The Bill James forecasts are notoriously optimistic because they shoot for the mode as opposed to a mean. At the other end is Marcel, which regresses everything towards league average to such an extent that it is resistant to outliers. Marcel is trying to provide a true talent estimate, and therefore trying to minimize the error around projected production level. I think that similarly minimizing the error around projected playing time for a system like Marcel makes more sense than projecting playing time based on a different set of circumstances in which the player has likely outperformed his projected production. Of course, when it comes to projecting playing time, it’s unlikely that even the best algorithm supplied with the best data could outperform old-fashioned flesh, blood, and brainpower.
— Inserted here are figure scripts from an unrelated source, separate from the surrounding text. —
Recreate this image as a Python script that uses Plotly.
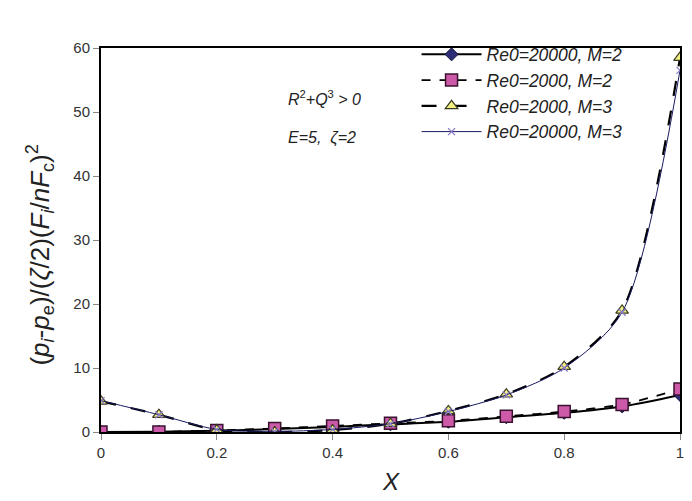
import plotly.graph_objects as go

x_vals = [0, 0.1, 0.2, 0.3, 0.4, 0.5, 0.6, 0.7, 0.8, 0.9, 1.0]
re20000_m2 = [0.0, 0.05, 0.2, 0.45, 0.8, 1.2, 1.6, 2.3, 3.0, 4.0, 5.8]
re2000_m2 = [0.0, 0.0, 0.25, 0.55, 0.95, 1.35, 1.75, 2.45, 3.2, 4.3, 6.7]
re2000_m3 = [4.8, 2.7, 0.3, 0.0, 0.3, 1.3, 3.3, 5.9, 10.2, 19.0, 58.5]
re20000_m3 = [4.9, 2.7, 0.4, 0.1, 0.4, 1.3, 3.2, 5.8, 10.0, 18.7, 56.5]

names = ["Re0=20000, M=2", "Re0=2000, M=2", "Re0=2000, M=3", "Re0=20000, M=3"]
y_title = "(<i>p<sub>i</sub></i>-<i>p</i><sub>e</sub>)/(<i>ζ</i>/2)(<i>F<sub>i</sub></i>/<i>nF</i><sub>c</sub>)<sup>2</sup>"

FONT = "Liberation Sans, Arial, sans-serif"

fig = go.Figure()
fig.add_trace(go.Scatter(
    x=x_vals, y=re20000_m2, name=names[0], mode="lines+markers",
    line=dict(color="black", width=2, shape="spline", smoothing=0.8),
    marker=dict(symbol="diamond", size=10, color="#2e2e78", line=dict(color="#111133", width=1))))
fig.add_trace(go.Scatter(
    x=x_vals, y=re2000_m2, name=names[1], mode="lines+markers",
    line=dict(color="black", width=1.8, dash="dash", shape="spline", smoothing=0.8),
    marker=dict(symbol="square", size=12, color="#cc5aa8", line=dict(color="#3a1230", width=1.5))))
fig.add_trace(go.Scatter(
    x=x_vals, y=re2000_m3, name=names[2], mode="lines+markers",
    line=dict(color="black", width=2.2, dash="longdash", shape="spline", smoothing=0.8),
    marker=dict(symbol="triangle-up", size=11, color="#f2f080", line=dict(color="#3a3a20", width=1.2))))
fig.add_trace(go.Scatter(
    x=x_vals, y=re20000_m3, name=names[3], mode="lines+markers",
    line=dict(color="#1a1a60", width=1, shape="spline", smoothing=0.8),
    marker=dict(symbol="x-thin", size=7, color="#9a8ad0", line=dict(color="#8a7ac8", width=1.3))))

fig.add_annotation(x=0.32, y=0.87, xref="paper", yref="paper", xanchor="left", yanchor="middle",
                   text="<i>R</i><sup>2</sup><i>+Q</i><sup>3</sup><i> &gt; 0</i>", showarrow=False,
                   font=dict(family=FONT, size=16, color="#222"))
fig.add_annotation(x=0.32, y=0.765, xref="paper", yref="paper", xanchor="left", yanchor="middle",
                   text="<i>E=5,  ζ=2</i>", showarrow=False,
                   font=dict(family=FONT, size=16, color="#222"))
# y-axis title as rotated annotation for precise placement
fig.add_annotation(x=-0.105, y=0.46, xref="paper", yref="paper", xanchor="center", yanchor="middle",
                   text=y_title, textangle=-90, showarrow=False,
                   font=dict(family=FONT, size=26, color="#222"))
# x-axis title
fig.add_annotation(x=0.5, y=-0.128, xref="paper", yref="paper", xanchor="center", yanchor="middle",
                   text="<i>X</i>", showarrow=False,
                   font=dict(family=FONT, size=24, color="#222"))

fig.update_layout(
    width=692, height=501,
    margin=dict(l=101, r=12, t=48, b=69),
    paper_bgcolor="white", plot_bgcolor="white",
    font=dict(family=FONT, size=15, color="#333"),
    showlegend=True,
    legend=dict(x=0.545, y=1.03, xanchor="left", yanchor="top",
                bgcolor="rgba(255,255,255,0)", itemwidth=60,
                font=dict(family=FONT, size=17.5, color="#222", style="italic"),
                tracegroupgap=0, itemsizing="trace"),
    xaxis=dict(range=[0, 1], tickvals=[0, 0.2, 0.4, 0.6, 0.8, 1.0],
               ticktext=["0", "0.2", "0.4", "0.6", "0.8", "1"], automargin=False,
               showgrid=False, zeroline=False, showline=True, linecolor="black", linewidth=2,
               mirror=True, ticks="outside", ticklen=6, tickcolor="#888",
               tickfont=dict(size=15, color="#333")),
    yaxis=dict(range=[0, 60], tickvals=[0, 10, 20, 30, 40, 50, 60], automargin=False,
               showgrid=False, zeroline=False, showline=True, linecolor="black", linewidth=2,
               mirror=True, ticks="outside", ticklen=6, tickcolor="#888",
               tickfont=dict(size=15, color="#333")),
)

fig.write_html("out.html")
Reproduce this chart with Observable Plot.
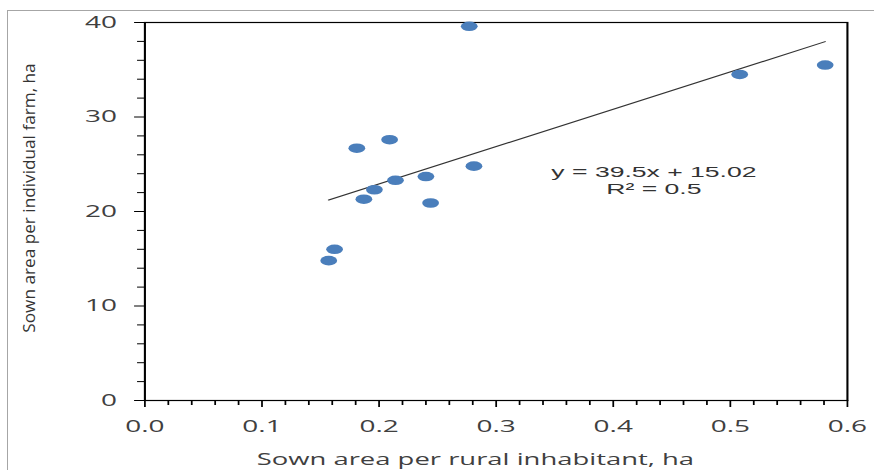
<!DOCTYPE html>
<html>
<head>
<meta charset="utf-8">
<script src="https://cdn.jsdelivr.net/npm/d3@7"></script>
<script src="https://cdn.jsdelivr.net/npm/@observablehq/plot@0.6"></script>
<style>
  html, body { margin: 0; padding: 0; background: #fff; overflow: hidden; }
  #wrap { position: relative; width: 874px; height: 470px; overflow: hidden; }
  #border { position: absolute; left: 7px; top: 10px; width: 900px; height: 500px;
            border-left: 1.5px solid #a6a6a6; border-top: 1.5px solid #a6a6a6; pointer-events: none; }
  #wrap svg { position: absolute; left: 0; top: 0; }
</style>
</head>
<body>
<div id="wrap"></div>
<script>
// ---- data ----
const xValues = [0.157, 0.162, 0.187, 0.181, 0.196, 0.209, 0.214, 0.240, 0.244, 0.277, 0.281, 0.508, 0.581];
const yValues = [14.8, 16.0, 21.3, 26.7, 22.3, 27.6, 23.3, 23.7, 20.9, 39.6, 24.8, 34.5, 35.5];

const xMajorTicks = [0, 0.1, 0.2, 0.3, 0.4, 0.5, 0.6];
const xTickLabels = ["0.0", "0.1", "0.2", "0.3", "0.4", "0.5", "0.6"];
const xMinorTicks = [0.02, 0.04, 0.06, 0.08, 0.12, 0.14, 0.16, 0.18, 0.22, 0.24, 0.26, 0.28,
                     0.32, 0.34, 0.36, 0.38, 0.42, 0.44, 0.46, 0.48, 0.52, 0.54, 0.56, 0.58];
const yMajorTicks = [0, 10, 20, 30, 40];
const yTickLabels = ["0", "10", "20", "30", "40"];
const yMinorTicks = [2, 4, 6, 8, 12, 14, 16, 18, 22, 24, 26, 28, 32, 34, 36, 38];

const trendSlope = 39.5;
const trendIntercept = 15.02;
const equationLines = ["y = 39.5x + 15.02", "R\u00B2 = 0.5"];
const xLabel = "Sown area per rural inhabitant, ha";
const yLabel = "Sown area per individual farm, ha";

// ---- layout ----
const W = 500, H = 470;          // drawn, then stretched horizontally to 874px like the reference
const K = 874 / W;
const ink = "#404040";
const font = "'Open Sans', 'DejaVu Sans', sans-serif";

const points = xValues.map((x, i) => ({x, y: yValues[i]}));
const trend = d3.extent(xValues).map(x => ({x, y: trendSlope * x + trendIntercept}));

const svg = Plot.plot({
  width: W,
  height: H,
  marginLeft: 82.4,
  marginRight: 15.7,
  marginTop: 22,
  marginBottom: 70,
  style: {fontFamily: font, fontSize: "16px", color: ink, background: "transparent", overflow: "visible"},
  x: {domain: [0, 0.6]},
  y: {domain: [0, 40]},
  marks: [
    Plot.axisY(yMinorTicks, {tickSize: 4, tickFormat: () => "", label: null, stroke: "#000"}),
    Plot.axisY(yMajorTicks, {tickSize: 5.7, tickPadding: 10.3, label: null, stroke: "#000", fill: ink, fontSize: 16,
                             tickFormat: d => yTickLabels[yMajorTicks.indexOf(d)]}),
    Plot.axisX(xMinorTicks, {tickSize: 5, tickFormat: () => "", label: null, stroke: "#000"}),
    Plot.axisX(xMajorTicks, {tickSize: 7, tickPadding: 12.7, label: null, stroke: "#000", fill: ink, fontSize: 16,
                             tickFormat: d => xTickLabels[xMajorTicks.indexOf(d)]}),
    Plot.frame({stroke: "#000", strokeWidth: 1.2}),
    Plot.line(trend, {x: "x", y: "y", stroke: "#333", strokeWidth: 1}),
    Plot.dot(points, {x: "x", y: "y", r: 4.8, fill: "#4A7EBB", stroke: "none"}),
    Plot.text([equationLines.join("\n")], {text: d => d, frameAnchor: "top-right", dx: -110.7, dy: 171.5,
      textAnchor: "middle", lineAnchor: "bottom", lineHeight: 17.2 / 15.2, fontSize: 15.2,
      fontFamily: "'Liberation Sans', Arial, sans-serif", fill: "#333"}),
    Plot.text([xLabel], {text: d => d, frameAnchor: "bottom", dx: -11.9, dy: 64,
      textAnchor: "middle", lineAnchor: "bottom", fontSize: 15.7, fill: ink}),
    Plot.text([yLabel], {text: d => d, frameAnchor: "left", dx: -62.8, dy: -13.5, rotate: -90,
      textAnchor: "middle", lineAnchor: "bottom", fontSize: 17.2, fill: "#333"})
  ]
});

// stretch horizontally as in the reference picture
svg.setAttribute("width", 874);
svg.setAttribute("height", 470);
svg.setAttribute("viewBox", `0 0 ${W} ${H}`);
svg.setAttribute("preserveAspectRatio", "none");
svg.style.width = "874px";
svg.style.height = "470px";
svg.style.maxWidth = "none";

// the vertical title is not widened in the reference: counter-scale its glyph thickness
d3.select(svg).selectAll("text")
  .filter(function () { return this.textContent === yLabel; })
  .each(function () {
    const t = this.getAttribute("transform") || "";
    this.setAttribute("transform", t + ` scale(1,${(0.98 / K).toFixed(4)})`);
  });

const wrap = document.getElementById("wrap");
wrap.appendChild(svg);
const border = document.createElement("div");
border.id = "border";
wrap.appendChild(border);
</script>
</body>
</html>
You need to be logged in to comment. Login or Subscribe
levidavis
2/24
I've never understood why an inverted W is not just called an M.
adamsternum
2/24
I've never understood why the inverted W is not just called the W. How do you know where I'm standing?
jgreenhouse
2/24
Clearly you both have a lot to learn about pitching mechanics.
mikefast
2/24
Good stuff, Jeremy.
TangoTiger1
2/24
Nice work Jeremy. I posted a reply on my blog. Thanks for giving me more to think about.
mikefast
2/24
Jeremy, you addressed the median and the mode in the text, but as I stare at the graphs, I find myself wondering if there is a simple way to draw a line that goes through both the dark cluster around the origin and the dark cluster of full playing time in the upper right. A mathematical technique, I mean. The "best fit" line is having to account for all the points along the x-axis.
jgreenhouse
2/24
Mike, right, the mode method would go through both of those clusters. I believe that would entail simply using the exact same number of opportunities from one year to the next.
o2bnited
2/26
Wouldn't the cluster in the lower left (for pitchers) be the relievers (along with the injuries and such)? And so if you separated by pitcher role, would that help? You could obviously approach the model itself from multiple angles (logit, piece-wise, two separate models completely) if you had some type of logit flag for GS > G*0.8 or something. Or is that more complicated than what you wanted to do? Anyway it would be interesting to see how the plot looks with pitchers separated into two groups with some simple rule of thumb. Interesting, stuff, though. Thanks Jeremy.
jgreenhouse
2/27
Yes, I think games per game started would be a good variable in a more sophisticated model. I might revisit projected playing time more toward opening day.
jgreenhouse
2/24
I should have tested using simply year n-1 as a predictor of year N. I also should have used the absolute error or RMSE or something to have tested. I will try to get to those later.
jgreenhouse
2/27
OK, I checked it out, and I think I've made it clear I don't feel Marcel is competent in projecting playing time. Using simply year n-1 to predict year N obviously comes in with a higher average error than Marcello, as Marcello is simply a best fit and year n-1 is unregressed. But year n-1 and Marcello have practically the same average absolute errors. Marcel has a much larger average absolute error.